C. 6: “Belirtilmiş olduğu üzere, burada ve hatta başka yerde de Arcturus, bu kainatın merkezi, bireylerin içinden geçmek zorunda oldukları sistem olarak adlandırılabilir ve bu varlıklar dünyasal tekamül vasatına, yani bu gezegenler sistemine, Güneşimiz’e ve onun sistemine geri geleceklerini ya da başka sistemlere geçeceklerini bilme konusunda bir seçim yapabilirler. Bu alışılmamış bir tekamüldür, ama normaldir.”
S. 7: “Diğer sistemlere geçmeden önce, Güneş Sistemi’ndeki mevcudiyeti tamamlamak gerekli midir?”
C. 7: “Güneş’e ait siklusü (devre) bitirmek elzemdir …”
S. 9: “Güneş devresi dünyada mı tamamlanmalıdır, yoksa başka bir gezegende de tamamlanabilir mi? Ya da her gezegenin bitirilmesi gereken şahsi bir devresi mevcut mudur?”
C. 9: “Şayet işe dünya üzerinde başlamışsa, sonuna kadar burada götürecektir. Dünyanın ait olduğu Güneş Sistemi, bütünün bir parçasından ibarettir.
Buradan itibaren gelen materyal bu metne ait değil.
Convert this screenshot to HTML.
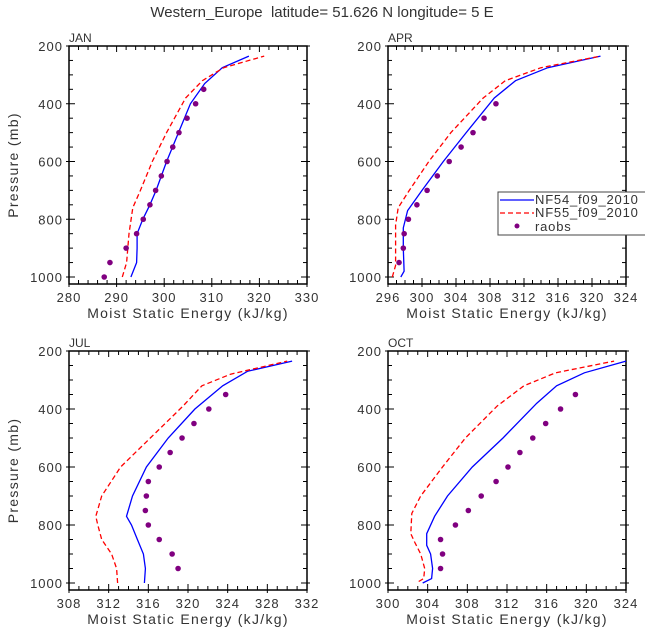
<!DOCTYPE html>
<html><head><meta charset="utf-8"><style>
body{margin:0;background:#fff}
svg{display:block;font-family:"Liberation Sans","DejaVu Sans",sans-serif}
</style></head><body>
<svg id="c" width="645" height="640" viewBox="0 0 645 640">
<text x="322" y="17" text-anchor="middle" font-size="15" fill="#333" style="white-space:pre">Western_Europe  latitude= 51.626 N longitude= 5 E</text>
</svg>
<script>
const janBlue=[[1000,293.0],[950,294.2],[900,294.3],[850,294.3],[800,295.5],[750,297],[700,298.3],[600,300.5],[500,303],[400,305.5],[330,308.5],[275,312.2],[235,317.8]];
const janRed=[[1000,291.2],[950,292.1],[850,292.6],[760,293.4],[700,295],[600,297.5],[500,300.5],[380,304.5],[320,308],[300,310],[275,312.5],[235,321]];
const janObs=[[1000,287.4],[950,288.6],[900,292],[850,294.2],[800,295.6],[750,297],[700,298.2],[650,299.4],[600,300.6],[550,301.8],[500,303.1],[450,304.8],[400,306.6],[350,308.3]];
const aprBlue=[[1000,297.5],[980,297.9],[900,297.8],[830,297.8],[770,298.3],[700,300],[600,302.5],[500,305.2],[380,308.5],[320,311],[275,314.8],[235,321]];
const aprRed=[[1000,296.5],[960,296.9],[900,296.9],[820,296.9],[760,297.2],[700,298.5],[600,300.8],[500,303.4],[380,307.2],[320,309.8],[275,314],[235,321]];
const aprObs=[[950,297.3],[900,297.8],[850,297.9],[800,298.4],[750,299.4],[700,300.6],[650,301.8],[600,303.2],[550,304.6],[500,306],[450,307.3],[400,308.7]];
const julBlue=[[1000,315.6],[950,315.7],[900,315.5],[850,314.9],[800,314.3],[770,313.8],[700,314.4],[600,315.8],[500,318],[400,320.7],[320,323.5],[270,326],[235,330.5]];
const julRed=[[1000,312.9],[950,312.8],[900,312.3],[850,311.3],[800,310.9],[770,310.7],[700,311.3],[600,313.2],[500,316.2],[390,319.5],[320,321.4],[280,324.3],[235,330]];
const julObs=[[950,319],[900,318.4],[850,317.1],[800,316],[750,315.7],[700,315.8],[650,316],[600,317.1],[550,318.2],[500,319.4],[450,320.6],[400,322.1],[350,323.8]];
const octBlue=[[1000,303.5],[985,304.4],[950,304.5],[900,304.3],[870,303.9],[830,303.9],[770,304.7],[700,306],[600,308.5],[500,311.6],[380,315],[320,317],[275,319.8],[235,324]];
const octRed=[[995,303.1],[985,303.6],[950,303.7],[900,303.3],[860,302.7],[830,302.3],[760,302.4],[700,303.3],[600,305.5],[500,307.8],[390,311],[320,313.7],[275,316.9],[235,322.8]];
const octObs=[[950,305.3],[900,305.5],[850,305.3],[800,306.8],[750,308.1],[700,309.4],[650,310.9],[600,312.1],[550,313.3],[500,314.6],[450,315.9],[400,317.4],[350,318.9]];
const janTicks=[280,290,300,310,320,330];
const aprTicks=[296,300,304,308,312,316,320,324];
const julTicks=[308,312,316,320,324,328,332];
const octTicks=[300,304,308,312,316,320,324];
const pTicks=[200,400,600,800,1000];

const svg=document.getElementById('c');
const NS='http://www.w3.org/2000/svg';
function mk(t,a,p){const e=document.createElementNS(NS,t);for(const k in a)e.setAttribute(k,a[k]);(p||svg).appendChild(e);return e;}

function panel(name,L,R,T,B,ticks,minorDiv,blue,red,obs,showY,xlab){
  const g=mk('g',{});
  
  
  const x0=ticks[0],x1=ticks[ticks.length-1];
  const y1000=B-7;
  const sx=v=>L+(v-x0)/(x1-x0)*(R-L);
  const sy=p=>T+(p-200)/800*(y1000-T);
  const frame=mk('rect',{x:L,y:T,width:R-L,height:B-T,fill:'none',stroke:'#000','stroke-width':1.5},g);
  
  
  const step=(ticks[1]-ticks[0])/minorDiv;
  for(let v=x0;v<=x1+1e-6;v+=step){
    const major=Math.abs(((v-x0)/(ticks[1]-ticks[0]))-Math.round((v-x0)/(ticks[1]-ticks[0])))<1e-6;
    const len=major?6:4;
    mk('line',{x1:sx(v),x2:sx(v),y1:B,y2:B-len,stroke:'#000'},g);
    mk('line',{x1:sx(v),x2:sx(v),y1:T,y2:T+len,stroke:'#000'},g);
    if(major){mk('line',{x1:sx(v),x2:sx(v),y1:B,y2:B+3,stroke:'#000'},g);}
  }
  ticks.forEach(v=>{const t=mk('text',{x:sx(v),y:B+18,'text-anchor':'middle','font-size':13,'letter-spacing':1,fill:'#333'},g);t.textContent=v;
    });
  for(let p=200;p<=1000;p+=50){
    const major=p%200===0, len=major?6:4;
    mk('line',{x1:L,x2:L+len,y1:sy(p),y2:sy(p),stroke:'#000'},g);
    mk('line',{x1:R,x2:R-len,y1:sy(p),y2:sy(p),stroke:'#000'},g);
    if(major){mk('line',{x1:L-3,x2:L,y1:sy(p),y2:sy(p),stroke:'#000'},g);mk('line',{x1:R,x2:R+3,y1:sy(p),y2:sy(p),stroke:'#000'},g);}
  }
  pTicks.forEach(p=>{const t=mk('text',{x:L-6,y:sy(p)+5,'text-anchor':'end','font-size':13,'letter-spacing':1,fill:'#333'},g);t.textContent=p;
    });
  const lab=mk('text',{x:L,y:T-4,'font-size':12,fill:'#333'},g);lab.textContent=name.toUpperCase();
  
  const xl=mk('text',{x:(L+R)/2,y:B+34,'text-anchor':'middle','font-size':14,'letter-spacing':1.3,fill:'#333'},g);xl.textContent=xlab;
  
  if(showY){const yl=mk('text',{x:0,y:0,'text-anchor':'middle','font-size':14,'letter-spacing':1.3,fill:'#333',transform:`translate(18,${(T+B)/2}) rotate(-90)`},g);yl.textContent='Pressure (mb)';
    }
  const pts=a=>a.map(d=>sx(d[1]).toFixed(1)+','+sy(d[0]).toFixed(1)).join(' ');
  const b=mk('polyline',{points:pts(blue),fill:'none',stroke:'#0000ff','stroke-width':1.3},g);
  
  const r=mk('polyline',{points:pts(red),fill:'none',stroke:'#ff0000','stroke-width':1.3,'stroke-dasharray':'5,3'},g);
  
  obs.forEach(d=>{const c=mk('circle',{cx:sx(d[1]),cy:sy(d[0]),r:2.8,fill:'#800080'},g);
    });
}
const XL='Moist Static Energy (kJ/kg)';
panel('jan',69,307,46,284,janTicks,5,janBlue,janRed,janObs,true,XL);
panel('apr',388,626,46,284,aprTicks,4,aprBlue,aprRed,aprObs,false,XL);
panel('jul',69,307,351,590,julTicks,4,julBlue,julRed,julObs,true,XL);
panel('oct',388,626,351,590,octTicks,4,octBlue,octRed,octObs,false,XL);

const lg=mk('g',{});


mk('rect',{x:498,y:192,width:160,height:43,fill:'#fff',stroke:'#444'},lg);
mk('line',{x1:500,x2:534,y1:200,y2:200,stroke:'#0000ff','stroke-width':1.3},lg);
mk('line',{x1:500,x2:534,y1:213,y2:213,stroke:'#ff0000','stroke-width':1.3,'stroke-dasharray':'5,3'},lg);
mk('circle',{cx:517,cy:226,r:2.5,fill:'#800080'},lg);
[['NF54_f09_2010',204],['NF55_f09_2010',217],['raobs',231]].forEach(([t,y])=>{const e=mk('text',{x:535,y:y,'font-size':13,'letter-spacing':0.8,fill:'#333'},lg);e.textContent=t;
  });
</script>
</body></html>
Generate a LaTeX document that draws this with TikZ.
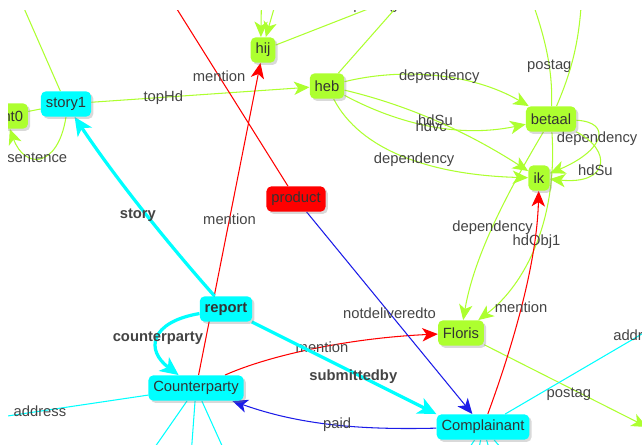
\documentclass[tikz,border=0pt]{standalone}
\usepackage{fontspec}
\setmainfont{Liberation Sans}
\usetikzlibrary{arrows.meta,shadows,backgrounds}
\definecolor{nodegreen}{HTML}{ADFF2F}
\definecolor{nodecyan}{HTML}{00FFFF}
\definecolor{nodered}{HTML}{FF0000}
\definecolor{edgeblue}{HTML}{1C1CE8}
\definecolor{txtgrey}{HTML}{444444}
\tikzset{
  box/.style={rectangle, rounded corners=3.5pt, minimum height=18pt, minimum width=15pt,
    inner xsep=3.5pt, inner ysep=2pt, text=black!80, font=\fontsize{10.5}{12}\selectfont,
    drop shadow={shadow xshift=1.6pt, shadow yshift=-1.6pt, opacity=0.3}},
  gbox/.style={box, fill=nodegreen},
  cbox/.style={box, fill=nodecyan},
  rbox/.style={box, fill=nodered},
  lbl/.style={text=txtgrey, font=\fontsize{10.5}{12}\selectfont, inner sep=1pt},
  blbl/.style={lbl, font=\fontsize{10.5}{12}\selectfont\bfseries},
  gedge/.style={draw=nodegreen, line width=0.75pt},
  redge/.style={draw=nodered, line width=0.75pt},
  bedge/.style={draw=edgeblue, line width=0.75pt},
  cthin/.style={draw=nodecyan, line width=0.75pt},
  cthick/.style={draw=nodecyan, line width=2.3pt},
  arrowhd/.style={-{Stealth[length=11pt,width=9.5pt,inset=3pt]}},
  bigarrowhd/.style={-{Stealth[length=13pt,width=12pt,inset=3.5pt]}},
}
\begin{document}
\begin{tikzpicture}[x=0.25mm,y=-0.25mm]
  \useasboundingbox (0,0) rectangle (642,444);
  \begin{scope}
    \clip (8,10) rectangle (642,444);
    \node[gbox] (sent0) at (5,116) {sent0};
    \node[cbox] (story1) at (66,104) {story1};
    \node[gbox] (hij) at (263,50) {hij};
    \node[gbox] (heb) at (327,86) {heb};
    \node[gbox] (betaal) at (551,119) {betaal};
    \node[gbox] (ik) at (539,178) {ik};
    \node[rbox] (product) at (296,199) {product};
    \node[cbox,font=\fontsize{10.5}{12}\selectfont\bfseries] (report) at (226,309) {report};
    \node[gbox] (Floris) at (461,333) {Floris};
    \node[cbox] (Counterparty) at (196,388) {Counterparty};
    \node[cbox] (Complainant) at (483,427) {Complainant};
  \end{scope}

  \coordinate (postagTop) at (409,-7);
  \coordinate (hijInA) at (262,-40);
  \coordinate (hijInB) at (288,-40);
  \coordinate (storyTop) at (16,-10);
  \coordinate (productTop) at (165,-10);
  \coordinate (betaalTopA) at (528,-10);
  \coordinate (betaalTopB) at (582,-10);
  \coordinate (postagRight) at (647,427);
  \coordinate (addrRight) at (700,300);
  \coordinate (addrLeft) at (-60,426);
  \coordinate (cpDownA) at (139,470);
  \coordinate (cpDownB) at (190,470);
  \coordinate (cpDownC) at (233,470);

  \begin{pgfonlayer}{background}
    \clip (8,10) rectangle (642,444);
    % green edges
    \draw[gedge,arrowhd] (story1) -- node[lbl,pos=0.33] {topHd} (heb);
    \draw[gedge] (sent0) -- (story1);
    \draw[gedge,arrowhd] (story1.south) .. controls (58,168) and (25,170) .. node[lbl,pos=0.55] {sentence} (sent0);
    \draw[gedge] (story1) -- (storyTop);
    \draw[gedge,arrowhd] (hijInA) -- ([xshift=-1.5pt]hij.north);
    \draw[gedge,arrowhd] (hijInB) -- ([xshift=2pt]hij.north);
    \draw[gedge] (hij) -- node[lbl,pos=0.75] {postag} (postagTop);
    \draw[gedge] (heb) -- (postagTop);
    \draw[gedge,arrowhd] (heb) .. controls (400,68) and (470,72) .. node[lbl,pos=0.52] {dependency} (betaal);
    \draw[gedge,arrowhd] (heb) .. controls (400,125) and (460,138) .. node[lbl,pos=0.5] {hdvc} (betaal);
    \draw[gedge,arrowhd] (heb) .. controls (420,108) and (480,140) .. node[lbl,pos=0.44] {hdSu} (ik);
    \draw[gedge,arrowhd] (heb) .. controls (360,150) and (430,175) .. node[lbl,pos=0.55] {dependency} (ik);
    \draw[gedge,arrowhd] (betaal) .. controls (612,122) and (605,150) .. node[lbl,pos=0.5] {dependency} (ik);
    \draw[gedge,arrowhd] (betaal) .. controls (612,150) and (610,185) .. node[lbl,pos=0.6] {hdSu} (ik);
    \draw[gedge,arrowhd] (betaal) .. controls (515,180) and (475,250) .. node[lbl,pos=0.55] {dependency} (Floris);
    \draw[gedge,arrowhd] (betaal) .. controls (558,220) and (525,285) .. node[lbl,pos=0.48] {hdObj1} (Floris);
    \draw[gedge] (betaal) .. controls (553,70) and (545,35) .. node[lbl,pos=0.37] {postag} (betaalTopA);
    \draw[gedge] (betaal) .. controls (572,70) and (580,40) .. (betaalTopB);
    \draw[gedge,arrowhd] (Floris) -- node[lbl,pos=0.52,yshift=-5pt] {postag} (postagRight);
    % red edges
    \draw[redge,arrowhd] (Counterparty) -- node[lbl,pos=0.5] {mention} (hij);
    \draw[redge,arrowhd] (product) -- node[lbl,pos=0.56] {mention} (productTop);
    \draw[redge,arrowhd] (Counterparty) .. controls (270,355) and (350,338) .. node[lbl,pos=0.53] {mention} (Floris);
    \draw[redge,arrowhd] (Complainant) .. controls (515,340) and (537,260) .. node[lbl,pos=0.47] {mention} (ik);
    % blue edges
    \draw[bedge,arrowhd] (product) -- node[lbl,pos=0.5] {notdeliveredto} (Complainant);
    \draw[bedge,arrowhd] (Complainant) .. controls (360,430) and (300,425) .. node[lbl,pos=0.47] {paid} (Counterparty);
    % cyan edges
    \draw[cthick,bigarrowhd] (report) .. controls (172,248) and (118,182) .. node[blbl,pos=0.5,xshift=-5pt,yshift=-2pt] {story} (story1);
    \draw[cthick,bigarrowhd] (report) .. controls (150,322) and (145,350) .. node[blbl,pos=0.5] {counterparty} (Counterparty);
    \draw[cthick,bigarrowhd] (report) -- node[blbl,pos=0.55,yshift=-3pt] {submittedby} (Complainant.north west);
    \draw[cthin] (Counterparty) -- node[lbl,pos=0.52] {address} (addrLeft);
    \draw[cthin] (Complainant) -- node[lbl,pos=0.69] {address} (addrRight);
    \foreach \p in {cpDownA,cpDownB,cpDownC}
      \draw[cthin] (Counterparty) -- (\p);
    \foreach \x in {455,475,495,520}
      \draw[cthin] (Complainant) -- (\x,470);
  \end{pgfonlayer}
\end{tikzpicture}
\end{document}
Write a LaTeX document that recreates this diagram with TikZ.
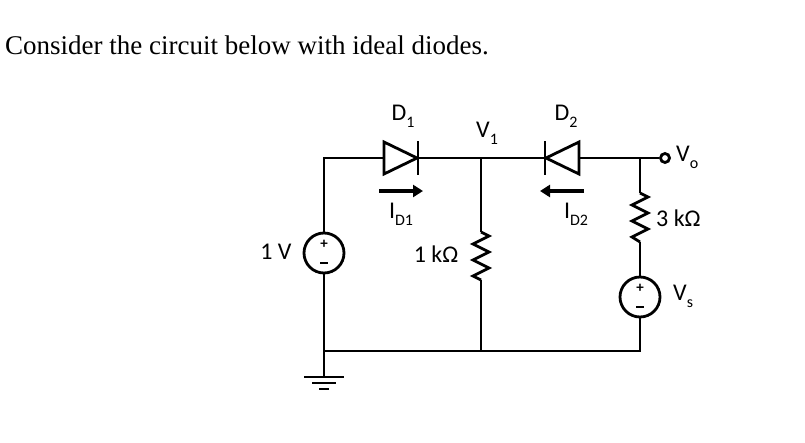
\documentclass[tikz,border=0pt]{standalone}
\usepackage{fontspec}
\setmainfont{Liberation Serif}
\newfontfamily\lab{Carlito}
\usetikzlibrary{arrows.meta}
\newcommand{\sbs}[1]{\raisebox{-0.3em}{\fontsize{16}{16}\selectfont #1}}
\begin{document}
\begin{tikzpicture}[x=1pt,y=-1pt,
  w/.style={line width=2.8pt},
  t/.style={font=\lab\fontsize{24}{26}\selectfont, inner sep=0pt},
  arr/.style={line width=3.5pt,-{Triangle[length=10pt,width=12pt]}}]
\useasboundingbox (0,0) rectangle (805,442);
\node[anchor=west,font=\fontsize{27}{30}\selectfont,inner sep=0pt] (title) at (5,45) {Consider the circuit below with ideal diodes.};
% nodes
\coordinate (tl) at (324,158); \coordinate (tm) at (481,158); \coordinate (tr) at (640,158);
\coordinate (bl) at (324,351); \coordinate (bm) at (481,351); \coordinate (br) at (640,351);
\node[draw,w,circle,minimum size=40pt,inner sep=0pt] (s1) at (324,253) {};
\node[draw,w,circle,minimum size=40pt,inner sep=0pt] (s2) at (640,297) {};
\node[draw,w,circle,minimum size=9pt,inner sep=0pt,fill=white] (vo) at (665,158) {};
% wires
\draw[w] (s1.north) -- (tl) -- (384,158);
\draw[w] (418,158) -- (545,158);
\draw[w] (580,158) -- (vo.west);
\draw[w] (tr) -- (640,193);
\draw[w] (640,242) -- (s2.north);
\draw[w] (s2.south) -- (br) -- (bl) -- (s1.south);
\draw[w] (tm) -- (481,232);
\draw[w] (481,280) -- (bm);
% resistors
\draw[w,line join=miter] (481,232) -- (489,236) -- (473,244) -- (489,252) -- (473,260) -- (489,268) -- (473,276) -- (481,280);
\draw[w,line join=miter] (640,193) -- (648,197) -- (632,205) -- (648,213) -- (632,221) -- (648,229) -- (632,237) -- (640,242);
% diodes
\draw[w] (384,142) -- (417,158) -- (384,174) -- cycle;
\draw[w] (418,141) -- (418,175);
\draw[w] (579,142) -- (546,158) -- (579,174) -- cycle;
\draw[w] (545,141) -- (545,175);
% ground
\draw[w] (bl) -- (324,377);
\draw[w] (304,377) -- (344,377);
\draw[w] (312,383) -- (336,383);
\draw[w] (319,389) -- (329,389);
% source signs
\node[t,font=\lab\bfseries\fontsize{15}{15}\selectfont] (p1) at (324,244) {+};
\draw[w] (320,263) -- (328,263);
\node[t,font=\lab\bfseries\fontsize{15}{15}\selectfont] (p2) at (640,288) {+};
\draw[w] (636,307) -- (644,307);
% arrows
\draw[arr] (379,191) -- (423,191);
\draw[arr] (584,191) -- (540,191);
% labels
\node[t] (l1) at (403,116) {D\sbs{1}};
\node[t] (l2) at (566,116) {D\sbs{2}};
\node[t] (l3) at (487,133) {V\sbs{1}};
\node[t] (l4) at (401,214) {I\sbs{D1}};
\node[t] (l5) at (576,214) {I\sbs{D2}};
\node[t,anchor=west] (l6) at (676,157) {V\sbs{o}};
\node[t] (l7) at (276,252) {1 V};
\node[t] (l8) at (436,254) {1 kΩ};
\node[t,anchor=west] (l9) at (656,218) {3 kΩ};
\node[t,anchor=west] (l10) at (673,296) {V\sbs{s}};
\end{tikzpicture}
\end{document}
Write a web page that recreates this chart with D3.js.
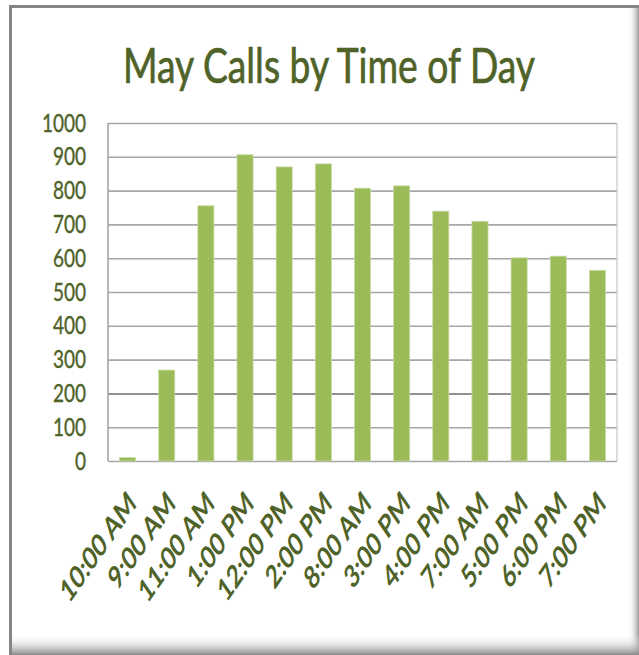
<!DOCTYPE html>
<html><head><meta charset="utf-8">
<script src="https://cdn.jsdelivr.net/npm/d3@7"></script>
<style>html,body{margin:0;padding:0;background:#fff;}svg{display:block;}</style>
</head><body>
<script>
const categories = ["10:00 AM","9:00 AM","11:00 AM","1:00 PM","12:00 PM","2:00 PM","8:00 AM","3:00 PM","4:00 PM","7:00 AM","5:00 PM","6:00 PM","7:00 PM"];
const calls = [10, 269, 755, 906, 870, 879, 807, 814, 739, 709, 601, 606, 564];
const yTicks = [0,100,200,300,400,500,600,700,800,900,1000];
const title = "May Calls by Time of Day";

const W = 639, H = 655;
const svg = d3.select("body").append("svg").attr("width", W).attr("height", H);
const defs = svg.append("defs");
const gr = defs.append("linearGradient").attr("id","gR").attr("x1","0").attr("x2","1").attr("y1","0").attr("y2","0");
gr.append("stop").attr("offset","0").attr("stop-color","#fff").attr("stop-opacity",0);
gr.append("stop").attr("offset","1").attr("stop-color","#9a9a9a");
const gb = defs.append("linearGradient").attr("id","gB").attr("x1","0").attr("x2","0").attr("y1","0").attr("y2","1");
gb.append("stop").attr("offset","0").attr("stop-color","#fff").attr("stop-opacity",0);
gb.append("stop").attr("offset","1").attr("stop-color","#8a8a8a");

// frame
svg.append("rect").attr("x",10.5).attr("y",6.5).attr("width",W-10).attr("height",H-6).attr("fill","#fff").attr("stroke","#858585").attr("stroke-width",3);
svg.append("rect").attr("x",628).attr("y",8).attr("width",11).attr("height",H-8).attr("fill","url(#gR)");
svg.append("rect").attr("x",12).attr("y",634).attr("width",W-12).attr("height",21).attr("fill","url(#gB)");

const m = {left:108, right:617, top:123, bottom:461};
const x = d3.scaleBand().domain(categories).range([m.left, m.right]).paddingInner(0.59).paddingOuter(0.295);
const y = d3.scaleLinear().domain([0,1000]).range([m.bottom, m.top]);
const green = "#4F6228";
const font = "Lato, 'Open Sans', sans-serif";

// title
const t = svg.append("text").attr("text-anchor","middle")
  .attr("font-family",font).attr("font-size",49).attr("fill",green)
  .attr("stroke",green).attr("stroke-width",0.7).text(title);
const tw = t.node().getComputedTextLength();
t.attr("transform",`translate(329,83) scale(${412/tw},1)`);

// gridlines
const grid = svg.append("g").attr("transform",`translate(${m.left},0)`)
  .call(d3.axisLeft(y).tickValues(yTicks).tickSize(-(m.right-m.left)).tickFormat(""));
grid.select(".domain").remove();
grid.selectAll(".tick line").attr("stroke", d => d === 200 ? "#8f8f8f" : "#a6a6a6").attr("stroke-width", d => d === 200 ? 2 : 1.6);
svg.append("line").attr("x1",m.left).attr("x2",m.left).attr("y1",m.top).attr("y2",m.bottom).attr("stroke","#a6a6a6").attr("stroke-width",1.6);
svg.append("line").attr("x1",m.right).attr("x2",m.right).attr("y1",m.top).attr("y2",m.bottom).attr("stroke","#c8c8c8").attr("stroke-width",1.2);

// y labels
svg.append("g").selectAll("text").data(yTicks).join("text")
  .attr("transform", d => `translate(86,${y(d)+8.5}) scale(0.95,1.28)`)
  .attr("text-anchor","end").attr("font-family",font).attr("font-size",20)
  .attr("fill",green).attr("stroke",green).attr("stroke-width",0.3).text(d => d);

// bars
svg.append("g").selectAll("rect").data(calls).join("rect")
  .attr("x",(d,i)=>x(categories[i])).attr("width",x.bandwidth())
  .attr("y",d=>y(d)).attr("height",d=>y(0)-y(d))
  .attr("fill","#9BBB59").attr("stroke","#c6d9a0").attr("stroke-width",0.8);

// x labels
svg.append("g").selectAll("text").data(categories).join("text")
  .attr("transform", d => `translate(${x(d)+x.bandwidth()/2+10},505) scale(0.95,1.38) rotate(-45)`)
  .attr("text-anchor","end").attr("font-family",font).attr("font-size",23)
  .attr("font-weight",700).attr("fill",green).text(d => d);
</script>
</body></html>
Güneş çevresinde dönen planetlerin sayıları ne olursa olsun hepsi de aynı bir bütünün parçalarıdırlar ve aralarında ilişkiler mevcuttur.
S. 15: “Varlığın kaydettiği ilerlemelerde ya da gelişme gecikmelerinde ırsiyetin, iradenin ve ortamın rolleri eşit midir?”
C. 15: “İrade, başlıca sebeptir; çünkü diğer hepsinden üstündür, şu şartla ki irade, yaşamın ana hatları ile bir bütün oluşturmalıdır. Çünkü hiçbir ırsiyet, ortam veya başka ne derseniz deyin, hiçbir dış tesir iradeyi aşamaz; aksi takdirde ta başlangıçtan beri öngörüldüğü gibi – geçirdiği haller ve günahları ne olursa olsun- tüm bireysel ruhlara azizlerin azizi içinde Tanrı’ya kavuşma hakkı da tanınmazdı.